Whitney Houston was found dead yesterday at the age of 48. This is another celebrity death I was not shocked to read about. This woman was living like she wanted to die for decades. The sad thing here, for me, was how she squandered, not only her talent, but the opportunities afforded to her.
Reading the news inspired me to re-post my feelings about how we immediately forget about all the crappy behavior a person has engaged in once they have died.
Bill Cosby had this great joke (the only one in which he used profanity). He asked someone what was so great about using cocaine, the person replied it enhances your personality. His response was , but what it you’re an asshole?
I have always loved this joke. The punch line, for me, now becomes the question I ask when someone dies, and people begin to canonize him/her without merit. For example Amy Winehouse was a very talented singer with a unique voice and I am sure she is missed by her family and friends, but let’s get real. Was anyone really that shocked when she died? The way she lived her life, it was like she was begging for death.
Then there’s Michael Jackson, another very talented singer, dancer and performer. His childhood was far less than perfect. He grew into someone who used drugs as a crutch for his issues instead of facing them with strength and moving past them (which I would have actually admired). But now our hearts are supposed to bleed because he was to weak natured to overcome his demons.
Marilyn Monroe and Elvis Presley are examples of the very same behavior. I still don’t understand the fascination we have with the emotionally weak and famous. Fewer people mourned the passing of Martin Luther King Jr. and Gandhi, people who actually turned their, much worse, situations into wonderful acts of strength and kindness.
Could it be because these celebrities died young(er) that society sees it as so tragic? Or is it that we love to see this in a morbid, Schadenfreude kind of way? If we can’t be famous, then fame and happiness shouldn’t be allowed to coexist, so we are secretly celebrating the passing of these celebrities because it serves them right for pissing away the opportunity that we would sell our soul to have knock on our door?
I understand the impulse to celebrate someone’s life after they die, but let’s actually celebrate the WHOLE PERSON. Warts and all. After all, the sooner we can collectively embrace our humanity the better off we will be as a society. It’s easier to change something when you stop making excuses and see it for what it really is.
7 thoughts on “Re-post But What if You’re An Asshole?”
I totally agree.
Here’s the problem: the media hasn’t figured out a way to have a nuanced conclusion to an argument.
A topic can only have two opinions, both opposing each other, and you have to pick which side to be on.
It’s easier to eat your TV Dinner that way, I guess.
I recall the reaction in England when Princess Diana died. The entire country went insane. For years, she had been villified in the media, and yet as soon as she was dead, she suddenly became this wonderful person that could do no wrong.

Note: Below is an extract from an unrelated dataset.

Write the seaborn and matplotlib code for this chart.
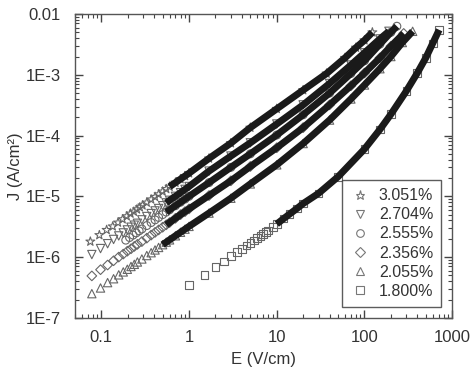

There was a rather controversial documentary about how the nation reacted, but unfortunately I cannot find it anywhere. I did manage to find a couple of related articles though…
I agree that it’s hypocritical and ludicrous to sanctify someone after their death purely because of their death. I think what makes me sad about cases like Whitney Houston’s is that in a society like this having a great talent can actually be what saddens and shortens a life. I hesitate to judge someone as weak or ‘asking for’ death based on the fact that they couldn’t overcome addiction.
I have some sympathy for the view expressed by Allison. For some people the talent is a blessing but for others it is a burden and a curse.
Kinda related. I had the same feeling when I saw news stories of Michael Jackson fans protesting his innocence before he’d even stepped foot in a court, merely because they liked his music. Crazy!
Another similar example: Steve Jobs suddenly becomes a visionary and hero when he passes away. While the true hero, Dennis Ritchie who created the C programming language and the Unix operating system goes unsung.
Michael Jackson didn’t do anything worthwhile in 20 years when he died. That’s what I don’t get. People act as if I should appreciate him. I wasn’t alive when he was black. To me he’s always been comedy fodder. People need to get knocked off their high horses.